In the Hole, they become increasingly desperate for food, beginning to face up to the fact that Martyn's experiment was really to play God with all of them. Mike and Liz meet at night in the small bathroom section and talk a lot. At one point Mike believes he sees the keyhole of the trapdoor locking them in the Hole "winking" at him, but dismisses this on grounds that he is hallucinating, or so he thinks.

The water supplies go off. Mike tells Liz his experience with the "winking" keyhole and from this she decides that Martyn must have bugged the main room but not the bathroom area where Mike and Liz have been talking. Liz formulates a plan to test their theory, by saying how lucky they are to have light, to see if Martyn turns off the electricity. They then sleep together.

Liz follows through with it, and everything goes to plan.
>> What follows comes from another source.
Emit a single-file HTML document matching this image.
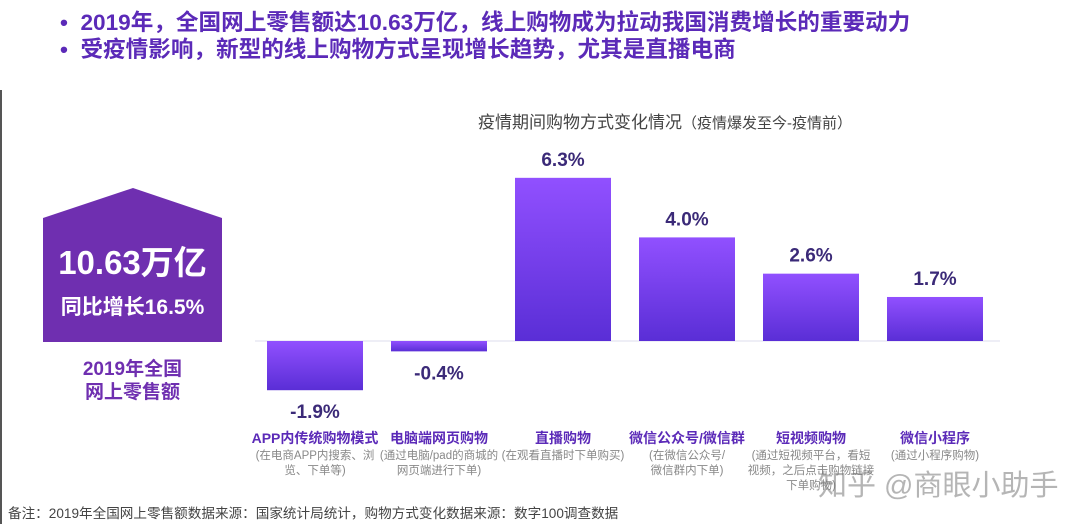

The electricity goes off. Liz tells the others that a friend of hers knows about the prank and if she doesn't return he will come and rescue them. Everyone rejoices, but Mike is suspicious.

Lisa's story goes on in parallel to this, via the tapes Liz has made of "interviews" she had with Lisa. On the same day Liz plots this, Lisa goes over to Martyn's house and tries to break up with him. Martyn barely listens and, in anger, rapes Lisa. After this, he walks out and supposedly never returns. Lisa goes into his office, searching for him, and sees the tapes of The Hole. She realises everything that has gone on and goes to the Hole, rescuing everyone.

At this point, Liz's narrative ends and there is an extremely ambiguous epilogue written by Dr. Phillippa Horwood, who casts the whole of Liz's testimony in doubt by saying that Michael ("Mike") Rollins died on the sixteenth day in the Hole, that Liz was the "sole survivor" and that no records of the infamous Martyn exist, heavily implying that Liz created Martyn to place blame on someone other than herself. It is also heavily implied – but never actually decided – that Liz and Lisa are the same person.